L’Etat semble d’autant impuissant face à ces structures d’autodéfense qu’il n’a pas d’alternative aux Koglwéogo. Or, ce qui préoccupe les populations, surtout celles des zones rurales, c’est que l’Etat apporte des réponses concrètes à leurs problèmes de sécurité. Certes, les Koglwéogo, et il faut relativiser les choses, ont posé par endroits, des actes attentatoires à la dignité humaine et à certains principes de l’Etat de droit. Mais il faut reconnaître que certains ont réussi le tour de force de sécuriser bien de nos localités. De tout ce qui précède, l’on peut avoir envie, face au phénomène des structures d’autodéfense et suite aux mesures que l’Etat vient de prendre à leur encontre, de se poser la question majeure suivante : ne faudrait-il pas des assises nationales sur les Koglwéogo ? Cette question s’impose  et elle ne peut trouver de réponse acceptable que dans le cadre d’une réflexion à l’échelle de la Nation. Car les Koglwéogo sont une force sociale qui, repensée comme il faut, peut véritablement contribuer, aux côtés de l’Etat, à faire reculer l’insécurité surtout dans nos campagnes. Aujourd’hui, malheureusement, lorsque l’on observe les choses, l’on peut avoir l’impression que la question n’est pas cruciale pour l’ensemble de la Nation. A défaut de soumettre le problème à la cogitation de la Nation pour trouver des solutions idoines, l’on peut à tout le moins résoudre le problème dans le cadre de la réglementation qui régit la création des associations d’utilité publique. De ce fait, les Koglwéogo qui tiennent à exercer légalement, sauront à quoi s’en tenir en termes de critères à remplir pour être acceptés par la République. Toutefois, toutes les structures Koglwéogo ne doivent pas être logées à la même enseigne. Car, autant il y a des Koglwéogo qui font dans l’abus, autant il y en a qui s’illustrent dans les bonnes manières.

« Le Pays » 


Comments
  • Face à la recudescence du banditisme, l’Etat avait initié ce qu’on appelait “opération coup de poing”.
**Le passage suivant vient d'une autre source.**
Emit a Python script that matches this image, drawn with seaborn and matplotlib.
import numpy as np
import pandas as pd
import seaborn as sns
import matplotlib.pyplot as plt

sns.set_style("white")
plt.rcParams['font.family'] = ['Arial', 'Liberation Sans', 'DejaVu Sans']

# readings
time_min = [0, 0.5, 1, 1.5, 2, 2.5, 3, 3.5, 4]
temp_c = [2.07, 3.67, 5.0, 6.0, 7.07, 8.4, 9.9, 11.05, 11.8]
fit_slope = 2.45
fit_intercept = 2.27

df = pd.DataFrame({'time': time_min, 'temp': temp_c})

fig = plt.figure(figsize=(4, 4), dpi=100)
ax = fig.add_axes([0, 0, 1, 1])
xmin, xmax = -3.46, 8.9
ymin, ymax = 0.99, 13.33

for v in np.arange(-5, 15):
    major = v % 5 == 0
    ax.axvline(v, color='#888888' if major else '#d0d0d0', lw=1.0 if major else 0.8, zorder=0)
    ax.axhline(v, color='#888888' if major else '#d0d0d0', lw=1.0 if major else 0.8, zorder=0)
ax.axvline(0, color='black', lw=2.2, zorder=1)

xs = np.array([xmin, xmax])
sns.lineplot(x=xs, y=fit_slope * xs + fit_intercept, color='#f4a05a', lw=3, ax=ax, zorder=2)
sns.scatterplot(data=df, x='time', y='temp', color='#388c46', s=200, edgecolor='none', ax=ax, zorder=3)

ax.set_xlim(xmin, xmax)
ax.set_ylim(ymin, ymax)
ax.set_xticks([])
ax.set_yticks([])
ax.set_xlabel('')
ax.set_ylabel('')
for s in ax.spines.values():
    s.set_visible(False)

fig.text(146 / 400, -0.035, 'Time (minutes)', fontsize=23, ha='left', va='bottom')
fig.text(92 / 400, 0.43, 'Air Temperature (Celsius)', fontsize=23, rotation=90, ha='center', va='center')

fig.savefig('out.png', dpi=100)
    Nous savons tous ce que cela à donné des exécutions estra-judiciaires, des tortures, et traitemenants dégradants. Et ce sont ces mêmes méthodes qu les kolgwégo utilisent; de ce fait on peut dire aisément sans se tromper que les kolgwégo n’appliquent que ce qu’ils ont vu.
    Quand des détenus meurent dans les violons de la Gendarmerie ou de la Police, ça s’appelle ‘bavure”, et quand les kolgwégo les kolgwégo trucide un criminel recalcitrant, c’est une violation des droits de l’homme.
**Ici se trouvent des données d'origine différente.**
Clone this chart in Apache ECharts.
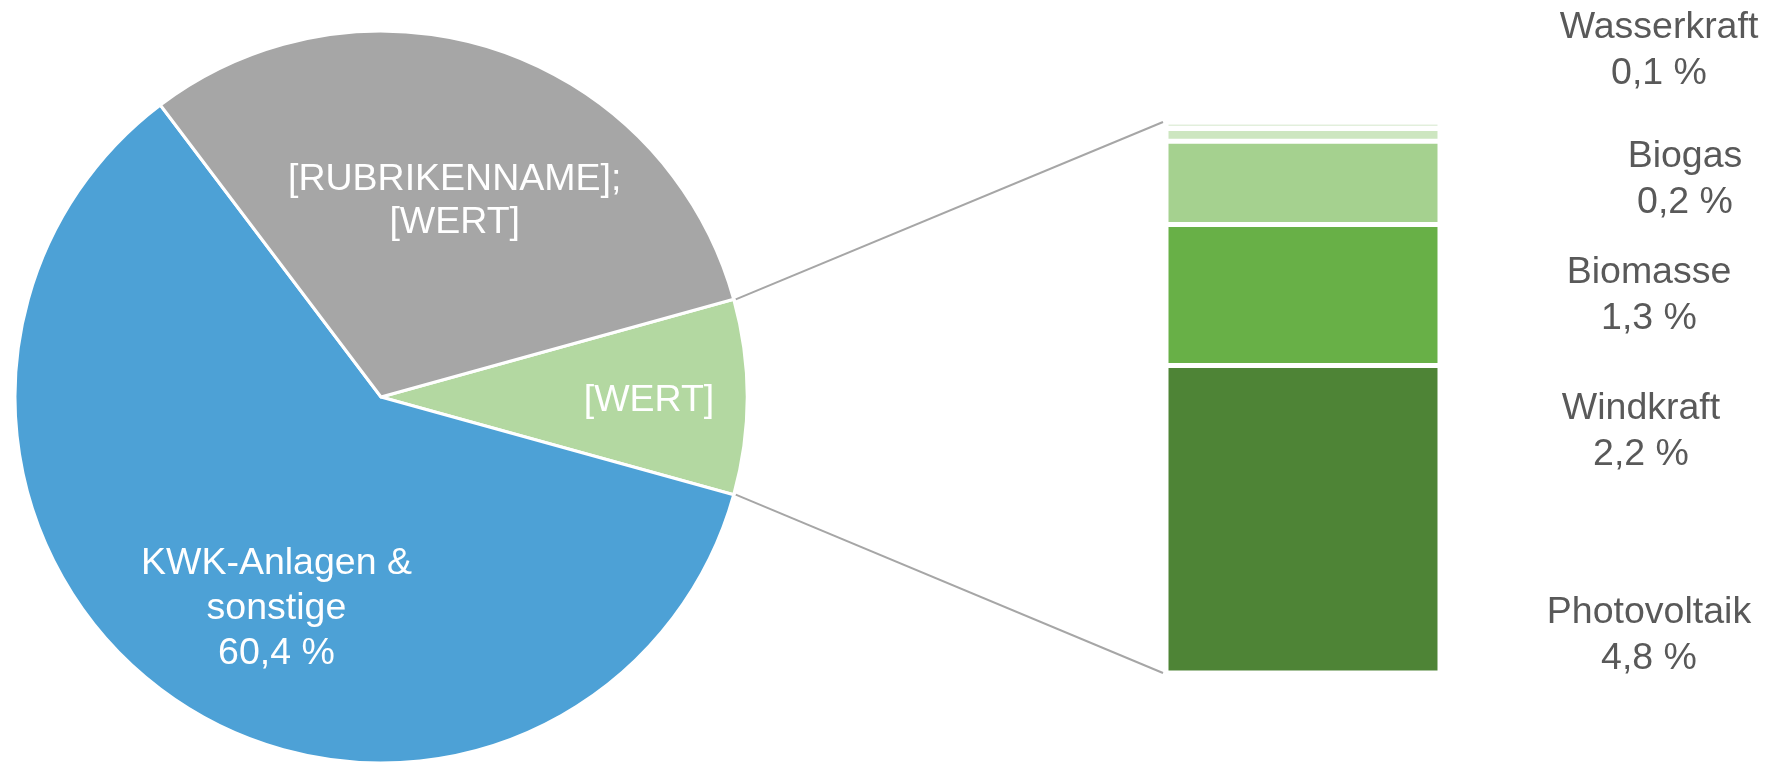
<!DOCTYPE html>
<html lang="de">
<head>
    <meta charset="UTF-8">
    <title>Stromerzeugung</title>
    <script src="https://cdn.jsdelivr.net/npm/echarts@6/dist/echarts.min.js"></script>
    <style>
        html, body { margin: 0; padding: 0; background: #fff; }
        #main { width: 1770px; height: 764px; }
    </style>
</head>
<body>
<div id="main"></div>
<script>
    // Kreis: erneuerbar (Rest als Balken), KWK, sonstige
    const pieNames = ['Erneuerbare', 'KWK-Anlagen & sonstige', 'Sonstige'];
    const pieLabels = ['[WERT]', 'KWK-Anlagen &\nsonstige\n60,4 %', '[RUBRIKENNAME];\n[WERT]'];
    const pieColors = ['#b3d8a1', '#4da1d6', '#a6a6a6'];
    const kwkValue = 60.4;
    const otherValue = 31.0;

    // Balken: von unten nach oben
    const barNames = ['Photovoltaik', 'Windkraft', 'Biomasse', 'Biogas', 'Wasserkraft'];
    const barValues = [4.8, 2.2, 1.3, 0.2, 0.1];
    const barColors = ['#4e8436', '#68b047', '#a5d18f', '#cde6c0', '#e2efdc'];

    const renewTotal = barValues.reduce((a, b) => a + b, 0);

    // Lage
    const pieCenter = [381, 397];
    const pieRadius = 366;
    const gridLeft = 1166, gridTop = 122, gridWidth = 274, gridHeight = 551;
    // labelLayout dx/dy wirkt hier doppelt, daher halbe Werte
    const pieLabelShift = [[41, 2], [0, 29], [7, -10]];
    const pieLineHeight = [44, 45, 43];
    const barLabelShift = [[346, 116], [338, 137], [346, 113], [382, 45], [356, -75]];

    const fontFamily = '"Liberation Sans", Arial, sans-serif';

    function fmt(v) {
        return v.toFixed(1).replace('.', ',') + ' %';
    }

    let myChart = echarts.init(document.getElementById('main'));

    let pieData = [renewTotal, kwkValue, otherValue].map((v, i) => ({
        name: pieNames[i],
        value: v,
        itemStyle: { color: pieColors[i] },
        label: { formatter: pieLabels[i], lineHeight: pieLineHeight[i] }
    }));

    let barSeries = barNames.map((name, i) => ({
        name: name,
        type: 'bar',
        stack: 'ee',
        barWidth: '100%',
        data: [barValues[i]],
        itemStyle: { color: barColors[i], borderColor: '#fff', borderWidth: 2.5 },
        label: {
            show: true,
            position: 'inside',
            offset: barLabelShift[i],
            color: '#595959',
            fontSize: 37.5,
            lineHeight: 46,
            fontFamily: fontFamily,
            align: 'center',
            formatter: p => p.seriesName + '\n' + fmt(p.value)
        },
        silent: true
    }));

    let option = {
        animation: false,
        backgroundColor: '#fff',
        grid: { left: gridLeft, top: gridTop, width: gridWidth, height: gridHeight },
        xAxis: { type: 'category', data: ['EE'], show: false },
        yAxis: { type: 'value', min: 0, max: renewTotal, show: false },
        series: [
            {
                type: 'pie',
                center: pieCenter,
                radius: pieRadius,
                startAngle: renewTotal / 100 * 360 / 2,
                clockwise: true,
                avoidLabelOverlap: false,
                silent: true,
                data: pieData,
                itemStyle: { borderColor: '#fff', borderWidth: 3 },
                label: {
                    show: true,
                    position: 'inside',
                    color: '#fff',
                    fontSize: 37.5,
                    overflow: 'none',
                    fontFamily: fontFamily
                },
                labelLine: { show: false },
                labelLayout: function (params) {
                    let s = pieLabelShift[params.dataIndex];
                    return { dx: s[0], dy: s[1] };
                }
            }
        ].concat(barSeries)
    };
    myChart.setOption(option);

    // Verbindungslinien vom Kreissegment zum Balken
    let half = renewTotal / 100 * Math.PI;
    let px = pieCenter[0] + pieRadius * Math.cos(half) + 2;
    let pyTop = pieCenter[1] - pieRadius * Math.sin(half);
    let pyBot = pieCenter[1] + pieRadius * Math.sin(half);
    let yTop = myChart.convertToPixel({ yAxisIndex: 0 }, renewTotal);
    let yBot = myChart.convertToPixel({ yAxisIndex: 0 }, 0);
    let lineStyle = { stroke: '#a6a6a6', lineWidth: 2 };
    myChart.setOption({
        graphic: [
            { type: 'line', shape: { x1: px, y1: pyTop, x2: gridLeft - 3, y2: yTop }, style: lineStyle, silent: true },
            { type: 'line', shape: { x1: px, y1: pyBot, x2: gridLeft - 3, y2: yBot }, style: lineStyle, silent: true }
        ]
    });
</script>
</body>
</html>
    Tout est hyppocrisie, tous ceux qui partent mal des kolgwégo ne sont certainement pas logés à même enseigne que la population rurale.
    J’adère à l’idée de la conférence nationale, pas seulement sur les kolgwégo, mais une conférence oû tous les problèmes de ce pays srront débattus sans tabou, afin que des solutions soient trouvées pour repartire sur de nouvelles bases, c’est important que les discours populistes à tonalité contradictoire.

    16 juin 2016
  • L’Institut des Sciences des Sociétés (INSS/CNRST) a initié un projet de recherche sur le phénomène des groupes d’autodéfense. Il s’agit d’une recherche holistique qui va permettre la localisation sur le territoire des différents groupes avec leur mode d’expansion, leur mode opératoire en relation avec l’environnement sécuritaire et le fond culturel des communautés. Comprendre l’ensemble de ces aspects permettra de cibler et d’adapter les stratégies de réponse.